Выбрать главу

Папандреус с едва сдерживаемым раздражением без пяти минут убийцы кладет телефон на стол, опирается руками о столешницу и смотрит на Ингу долгим, пристальным взглядом.

Ты готова, Инга?

- Твоя мама звонила, - сообщает он бесцветным голосом.

Будто бы Мамандер поведала ему о своем новом деловом костюме для особых случаев. Нам надо это обсудить.

- Ага, - как ни в чем не бывало звонко отзывается Инга и еще усерднее черкает в тетради – хотя на странице и так уже живого места нет.

Папандреус кашляет смущенно, нервно. Наверняка, а такие дни перед тем как уснуть, он мысленно убивает Мамандер сотнями разных способов. Плечи Инги сжимаются – как бы вывернуть себя саму внутрь себя самой? Просто - как одеялко?

- Мне кажется, она…

- А? – беззаботно поворачивается Инга. – Как у нее там дела? Обои клеит? Она хотела…

Сохранять невинный вид стоит большого труда.

- Она, знаешь ли, сказала, что ты каталась на лошади.

Инга округляет глаза.

- Я? – удивляется она. – Где?

Деланный смех. Хоть бы ему не показалось это странным.

- Да я не умею вообще…

Папандреус отворачивается к чайнику, включает и выключает его. Кажется, или его и вправду тяготит то, что он собирается сказать. Трогает? Волнует? Бесит? Ему стыдно, неудобно, ему тяжело, ну почему, почему он такой нескладный?

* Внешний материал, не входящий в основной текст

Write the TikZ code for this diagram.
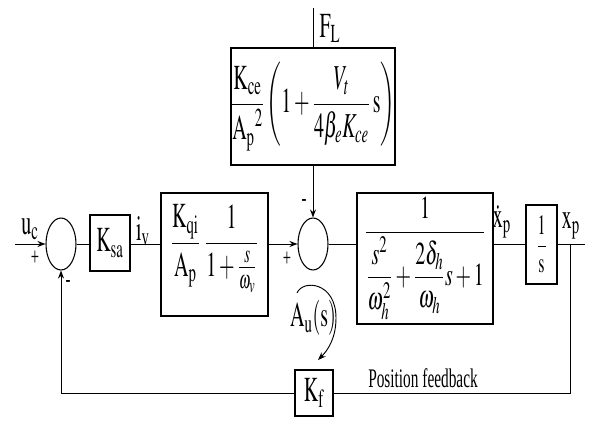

- Она сказала, что твои похороны завтра утром. И если, - он переводит дыхание, - если я не последняя скотина, то должен прилететь.

Инга опускает глаза.

«Сегодня ночная пытка Мамандер под одеялом будет чудовищно неистова», - решает она.

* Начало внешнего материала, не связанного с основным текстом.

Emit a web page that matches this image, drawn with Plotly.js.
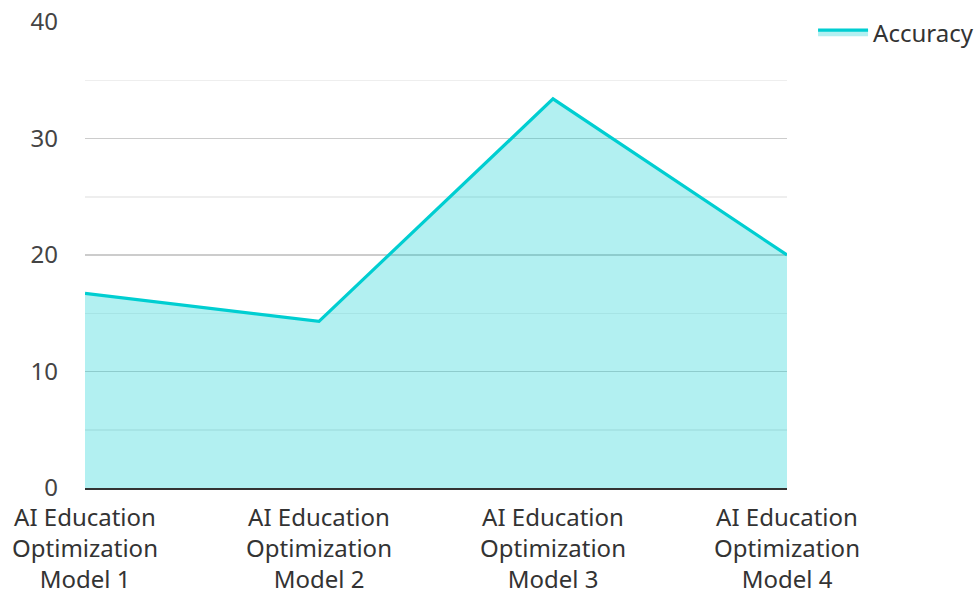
<!DOCTYPE html>
<html>
<head>
<meta charset="utf-8">
<script src="https://cdn.plot.ly/plotly-3.0.1.min.js"></script>
<style>html,body{margin:0;padding:0;background:#fff;}#chart{width:979px;height:593px;}</style>
</head>
<body>
<div id="chart"></div>
<script>
const categories = ["AI Education<br>Optimization<br>Model 1", "AI Education<br>Optimization<br>Model 2", "AI Education<br>Optimization<br>Model 3", "AI Education<br>Optimization<br>Model 4"];
const seriesName = "Accuracy";
const accuracy = [16.7, 14.3, 33.4, 20.0];
const yTicks = [0, 10, 20, 30, 40];

const trace = {
  x: categories,
  y: accuracy,
  type: "scatter",
  mode: "lines",
  name: seriesName,
  fill: "tozeroy",
  fillcolor: "rgba(0,206,209,0.3)",
  line: {color: "#00CED1", width: 3.2}
};

const layout = {
  width: 979, height: 593,
  margin: {l: 85, r: 192, t: 22, b: 105, autoexpand: false},
  paper_bgcolor: "#fff", plot_bgcolor: "#fff",
  font: {family: "Noto Sans, sans-serif", size: 24, color: "#333"},
  showlegend: true,
  legend: {xref: "container", yref: "container", x: 0.8305, xanchor: "left", y: 0.983, yanchor: "top", itemwidth: 50, font: {size: 24, color: "#333"}, bgcolor: "rgba(0,0,0,0)"},
  xaxis: {
    type: "category", range: [0, 3], showgrid: false, zeroline: false,
    showline: true, linecolor: "#333", linewidth: 2, automargin: false,
    ticks: "", tickfont: {size: 24, color: "#333"}, ticklabelstandoff: 7, fixedrange: true
  },
  yaxis: {
    range: [0, 40], tickvals: yTicks, ticktext: yTicks.map(String), automargin: false,
    showgrid: true, gridcolor: "#cccccc", gridwidth: 1.5,
    minor: {dtick: 5, showgrid: true, gridcolor: "#eeeeee", gridwidth: 1.5},
    zeroline: false, showline: false, ticks: "", ticklen: 0,
    tickfont: {size: 24, color: "#444"}, ticklabelstandoff: 26
  }
};

Plotly.newPlot("chart", [trace], layout, {displayModeBar: false, staticPlot: true});
</script>
</body>
</html>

- По-моему, ей нужен хороший врач.

Папандреус быстренько марширует в ванную. Вода. Что ж, вода - это выход. Его нет 10 или 15 минут. Инга кусает губу, разминает запястья, вертится, листает тетрадь, ломает карандаш, трясет коленкой. Никто не помогает ей – той, второй, больше нет. Пффуй. Вышел воздух из шарика. И сам шарик валяется на задворках, где нет праздников и шоколадных вафель. Она больше не имеет возможности знать, что с той – лежит ли она в морге или уже же в гробу? Со странным спокойствием ей приходит в голову – да какое, завтра похороны, значит еще в морге. Или как это делается? А вдруг ее сожгут? Интересно было бы поприсутствовать. Ингу пробивает дрожь. Присутствовать на своих похоронах. Это как в кино. О, да это дрожь предвкушаемого удовольствия. Она закрывает глаза со смешанным чувством стыда и ужаса. Главное - она больше не чувствует себя другую и ничего о ней не знает – только холод, только пустота, только растерянность и печаль.

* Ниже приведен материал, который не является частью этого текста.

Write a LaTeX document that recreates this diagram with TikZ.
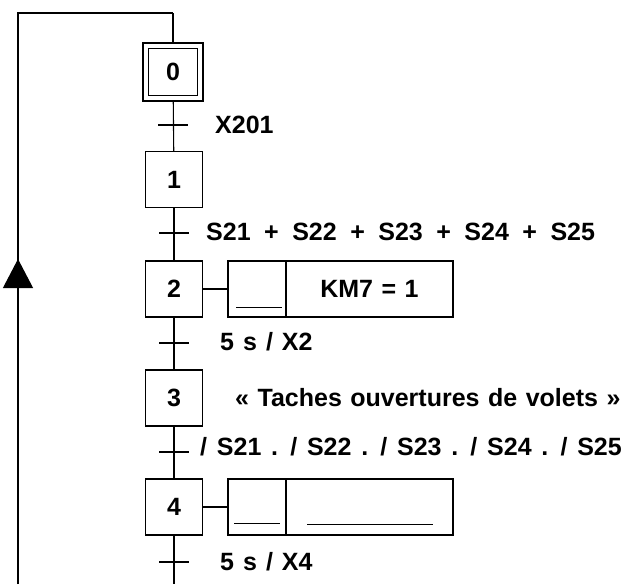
\documentclass[tikz,border=0pt]{standalone}
\usepackage{fontspec}
\setmainfont{Liberation Sans}
\usepackage{tikz}
\usetikzlibrary{arrows.meta, positioning, calc}

\begin{document}
\begin{tikzpicture}[
    x=1pt, y=-1pt,
    font=\fontsize{25}{29}\selectfont\bfseries,
    >=Stealth,
    % Styles
    stepbox/.style={
      draw=black,
      fill=white,
      line width=1.3pt,
      minimum width=57pt,
      minimum height=56pt,
      inner sep=0pt
    },
    qualcell/.style={
      draw=black,
      line width=1.3pt,
      minimum width=58pt,
      minimum height=56pt,
      inner sep=0pt
    },
    actcell/.style={
      draw=black,
      line width=1.3pt,
      minimum width=167pt,
      minimum height=56pt,
      inner sep=0pt
    },
    condlabel/.style={
      anchor=base west,
      inner sep=0pt
    },
    link/.style={
      line width=1.1pt,
      draw=black
    },
    tick/.style={
      line width=1.1pt,
      draw=black
    },
    blank/.style={
      line width=1pt,
      draw=black
    }
  ]

    \useasboundingbox (0,0) rectangle (629,584);

    % Steps
    \node (s0) [stepbox, minimum width=60pt, minimum height=58pt] at (173,72) {};
    \node (s0in) [stepbox, minimum width=49pt, minimum height=47pt] at (s0) {0};
    \node (s1) [stepbox] at (174,179.5) {1};
    \node (s2) [stepbox] at (174,289) {2};
    \node (s3) [stepbox] at (174,398) {3};
    \node (s4) [stepbox] at (174,507) {4};

    % Transitions
    \coordinate (t0) at (173,125);
    \coordinate (t1) at (174,233);
    \coordinate (t2) at (174,343);
    \coordinate (t3) at (174,452);
    \coordinate (t4) at (174,562);
    \coordinate (bot) at (174,584);

    % Actions
    \node (a2q) [qualcell] at (257,289) {};
    \node (a2) [actcell] at (369.5,289) {\spaceskip=8.5pt KM7 = 1};
    \node (a4q) [qualcell] at (257,507) {};
    \node (a4) [actcell] at (369.5,507) {};

    % Receptivities and comment
    \node (c0) [condlabel] at (215,133) {X201};
    \node (c1) [condlabel] at (206,240) {\spaceskip=13.5pt S21 + S22 + S23 + S24 + S25};
    \node (c2) [condlabel] at (220,350) {\spaceskip=9pt 5 s / X2};
    \node (note3) [condlabel] at (235,406) {\spaceskip=8.5pt « Taches ouvertures de volets »};
    \node (c3) [condlabel] at (200,455) {\spaceskip=9.8pt / S21 . / S22 . / S23 . / S24 . / S25};
    \node (c4) [condlabel] at (220,570) {\spaceskip=9pt 5 s / X4};

    % Loop back
    \coordinate (bl) at (18,584);
    \coordinate (tl) at (18,13);
    \coordinate (tr) at (173,13);
    \coordinate (ar1) at (18,320);
    \coordinate (ar2) at (18,259);

    % Connections
    \draw [link] (tr) -- (s0.north);
    \draw [link] (s0) -- (s1);
    \draw [link] (s1) -- (s2);
    \draw [link] (s2) -- (s3);
    \draw [link] (s3) -- (s4);
    \draw [link] (s4) -- (bot);
    \draw [link] (bl) -- (tl) -- (tr);
    \draw [link, -{Triangle[width=30pt,length=29pt]}] (ar1) -- (ar2);

    \draw [link] (s2) -- (a2q);
    \draw [link] (s4) -- (a4q);

    % Transition bars
    \foreach \t in {t0,t1,t2,t3,t4}
      \draw [tick] ([xshift=-15pt]\t) -- ([xshift=15pt]\t);

    % Blank qualifiers and action
    \draw [blank] ([xshift=9pt,yshift=10pt]a2q.south west) -- ([xshift=-5pt,yshift=10pt]a2q.south east);
    \draw [blank] ([xshift=7pt,yshift=12pt]a4q.south west) -- ([xshift=-7pt,yshift=12pt]a4q.south east);
    \draw [blank] ([xshift=22pt,yshift=11pt]a4.south west) -- ([xshift=-21pt,yshift=11pt]a4.south east);

  \end{tikzpicture}
\end{document}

А как они разделились? Что досталось ей? Что той? Или просто – случайное рассечение – все поровну? Скорее так. Но бывает по-другому. Можно, говорят, отдать то, что не нужно. Это стоит обдумать.

- На самом деле я хотел сказать тебе сегодня вот что, - решительно сообщает Папандреус, он плохо вытер лицо и с подбородка на рубашку капает. – Мы с Л будем жить вместе. У нас…

«Нет», - мысленно замертво падает на пол Инга. – Пожалуйста, нет.»

Папандреус снова отворачивается, опять ему стыдно, да что такое-то а? Стыднее уже некуда.

- У нас будет ребенок.

Тут голос изменяет ему, он выплевывает последнюю фразу хрипло, будто из всей вселенной ушла вода, и из кранов порциями выплескивается горячий, душный инопланетный воздух.

«Да итить вас всех пополам! - решает Инга. – Чтоб вы провалились! В самом деле.»

Но она держится. Она молодец.

- А, - безучастно реагирует она. – Здорово.

И снова отворачивается к своей тетрадке. Этот танец – он повернулся, она отвернулась, он отвернулся, она тоже спиной, потом наоборот, и так до бесконечности. До боли в животе напоминает ей всю их жизнь – каждый день здесь, в М, да и раньше, наверное, тоже. Это пафос? Нет, просто в голову пришло.

«Может, и не надо было? Есть ведь, елки, какая-то, наверное, судьба?» - с тоскливой брезгливостью думает она. И вдруг ужас от того, что если бы не это, не то, что она сделала, она бы была уже мертвой (то есть совсем, окончательно, каюк) пронизывает ее. Пальцы немеют. Она вдруг понимает, что спасена, что убежала, спряталась, она в домике, ее не найти – ни тьме, ни свету.